From the listing below, pull each line that includes "this".

- **TASK DATA**
------------------------------------------------
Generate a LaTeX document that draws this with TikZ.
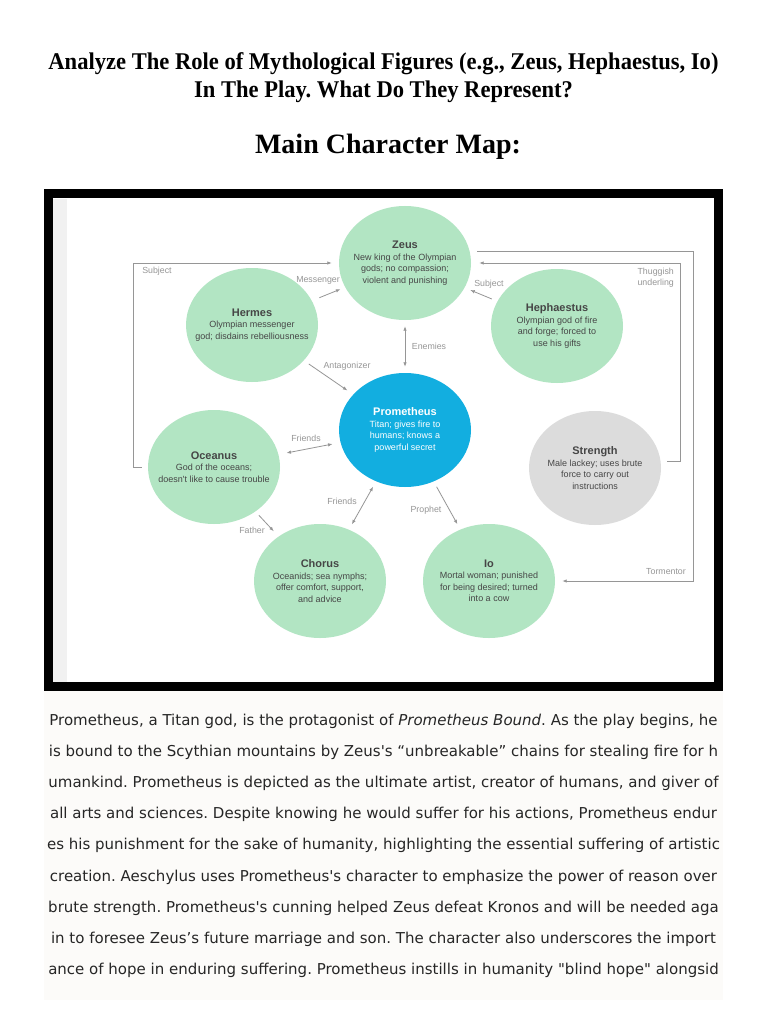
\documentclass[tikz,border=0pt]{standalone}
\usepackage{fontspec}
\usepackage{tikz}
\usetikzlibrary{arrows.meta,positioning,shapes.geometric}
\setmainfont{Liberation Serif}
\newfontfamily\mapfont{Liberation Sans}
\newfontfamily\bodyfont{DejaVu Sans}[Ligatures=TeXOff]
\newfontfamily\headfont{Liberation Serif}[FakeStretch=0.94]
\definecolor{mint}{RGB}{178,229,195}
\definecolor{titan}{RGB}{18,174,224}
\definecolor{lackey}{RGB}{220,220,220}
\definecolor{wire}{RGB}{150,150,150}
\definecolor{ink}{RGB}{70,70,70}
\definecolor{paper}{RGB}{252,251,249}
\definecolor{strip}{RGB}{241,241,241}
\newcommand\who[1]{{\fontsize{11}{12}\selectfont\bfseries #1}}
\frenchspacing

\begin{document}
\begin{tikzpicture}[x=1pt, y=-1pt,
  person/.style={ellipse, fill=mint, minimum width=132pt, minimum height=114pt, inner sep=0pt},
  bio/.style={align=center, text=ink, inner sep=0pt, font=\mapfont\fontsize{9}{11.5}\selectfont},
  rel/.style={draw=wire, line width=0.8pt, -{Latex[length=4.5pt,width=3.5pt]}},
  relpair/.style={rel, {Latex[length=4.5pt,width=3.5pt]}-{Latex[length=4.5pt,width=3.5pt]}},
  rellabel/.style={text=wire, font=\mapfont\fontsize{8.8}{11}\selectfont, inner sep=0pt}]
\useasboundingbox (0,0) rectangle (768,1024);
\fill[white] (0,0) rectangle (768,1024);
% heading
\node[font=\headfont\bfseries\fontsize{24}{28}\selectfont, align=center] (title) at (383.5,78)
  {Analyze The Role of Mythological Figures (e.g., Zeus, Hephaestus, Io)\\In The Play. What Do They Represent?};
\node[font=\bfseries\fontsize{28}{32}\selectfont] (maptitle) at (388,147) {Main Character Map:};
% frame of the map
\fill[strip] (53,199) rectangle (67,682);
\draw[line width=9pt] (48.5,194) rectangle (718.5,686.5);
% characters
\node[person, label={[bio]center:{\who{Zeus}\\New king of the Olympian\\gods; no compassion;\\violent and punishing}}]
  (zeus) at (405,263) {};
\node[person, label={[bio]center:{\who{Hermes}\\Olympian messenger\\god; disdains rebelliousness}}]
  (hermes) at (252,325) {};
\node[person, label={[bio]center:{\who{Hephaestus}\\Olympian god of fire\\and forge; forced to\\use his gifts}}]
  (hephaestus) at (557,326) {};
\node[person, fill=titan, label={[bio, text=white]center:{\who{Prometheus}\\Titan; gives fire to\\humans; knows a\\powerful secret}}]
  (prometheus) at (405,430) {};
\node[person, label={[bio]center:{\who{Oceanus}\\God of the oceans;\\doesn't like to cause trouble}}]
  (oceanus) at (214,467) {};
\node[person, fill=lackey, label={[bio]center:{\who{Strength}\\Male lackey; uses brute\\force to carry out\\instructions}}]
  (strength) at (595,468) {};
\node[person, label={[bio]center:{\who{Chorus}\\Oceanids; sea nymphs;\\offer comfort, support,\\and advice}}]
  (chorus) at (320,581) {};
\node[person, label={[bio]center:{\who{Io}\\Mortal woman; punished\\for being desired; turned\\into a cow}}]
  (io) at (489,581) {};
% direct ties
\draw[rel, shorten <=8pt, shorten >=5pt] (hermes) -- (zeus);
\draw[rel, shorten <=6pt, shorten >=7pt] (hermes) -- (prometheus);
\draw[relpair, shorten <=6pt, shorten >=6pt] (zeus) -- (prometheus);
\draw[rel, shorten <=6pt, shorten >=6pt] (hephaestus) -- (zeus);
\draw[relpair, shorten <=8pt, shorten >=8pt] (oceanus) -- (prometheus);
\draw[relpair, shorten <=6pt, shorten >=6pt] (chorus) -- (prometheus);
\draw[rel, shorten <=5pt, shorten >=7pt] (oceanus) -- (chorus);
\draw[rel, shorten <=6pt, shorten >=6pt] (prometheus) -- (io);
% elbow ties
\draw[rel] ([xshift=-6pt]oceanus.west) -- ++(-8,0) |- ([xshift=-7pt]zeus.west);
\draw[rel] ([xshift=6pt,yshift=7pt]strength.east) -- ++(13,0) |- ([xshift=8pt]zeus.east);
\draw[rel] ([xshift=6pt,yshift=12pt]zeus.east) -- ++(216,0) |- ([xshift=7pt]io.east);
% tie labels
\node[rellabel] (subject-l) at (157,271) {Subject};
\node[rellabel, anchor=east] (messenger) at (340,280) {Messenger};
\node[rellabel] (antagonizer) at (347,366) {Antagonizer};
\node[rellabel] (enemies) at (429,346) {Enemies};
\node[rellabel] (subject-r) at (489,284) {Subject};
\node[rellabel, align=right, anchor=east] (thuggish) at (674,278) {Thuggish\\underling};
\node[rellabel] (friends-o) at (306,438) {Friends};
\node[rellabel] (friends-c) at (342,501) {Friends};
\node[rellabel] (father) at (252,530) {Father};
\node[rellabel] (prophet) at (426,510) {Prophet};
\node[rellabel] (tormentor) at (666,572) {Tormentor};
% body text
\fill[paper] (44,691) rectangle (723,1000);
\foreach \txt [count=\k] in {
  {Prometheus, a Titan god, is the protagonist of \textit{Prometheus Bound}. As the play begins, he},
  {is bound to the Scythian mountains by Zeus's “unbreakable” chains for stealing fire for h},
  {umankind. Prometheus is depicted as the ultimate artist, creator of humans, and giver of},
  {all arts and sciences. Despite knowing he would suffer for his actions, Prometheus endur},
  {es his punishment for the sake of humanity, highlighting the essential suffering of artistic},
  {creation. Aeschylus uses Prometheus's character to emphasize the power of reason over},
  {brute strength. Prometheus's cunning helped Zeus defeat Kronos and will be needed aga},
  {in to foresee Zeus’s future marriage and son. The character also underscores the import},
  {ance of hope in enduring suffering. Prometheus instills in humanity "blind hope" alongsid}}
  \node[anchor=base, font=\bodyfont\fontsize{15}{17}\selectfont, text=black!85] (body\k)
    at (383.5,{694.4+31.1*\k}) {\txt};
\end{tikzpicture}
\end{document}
------------------------------------------------
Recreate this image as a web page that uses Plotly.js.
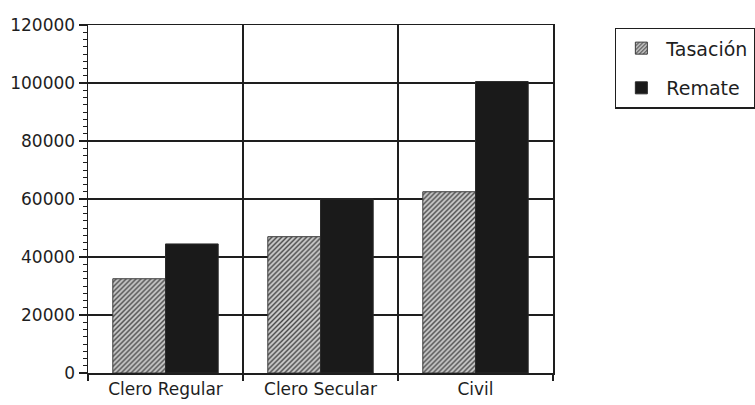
------------------------------------------------
- **REPLY TO THE TASK**
Generate a LaTeX document that draws this with TikZ.
Recreate this image as a web page that uses Plotly.js.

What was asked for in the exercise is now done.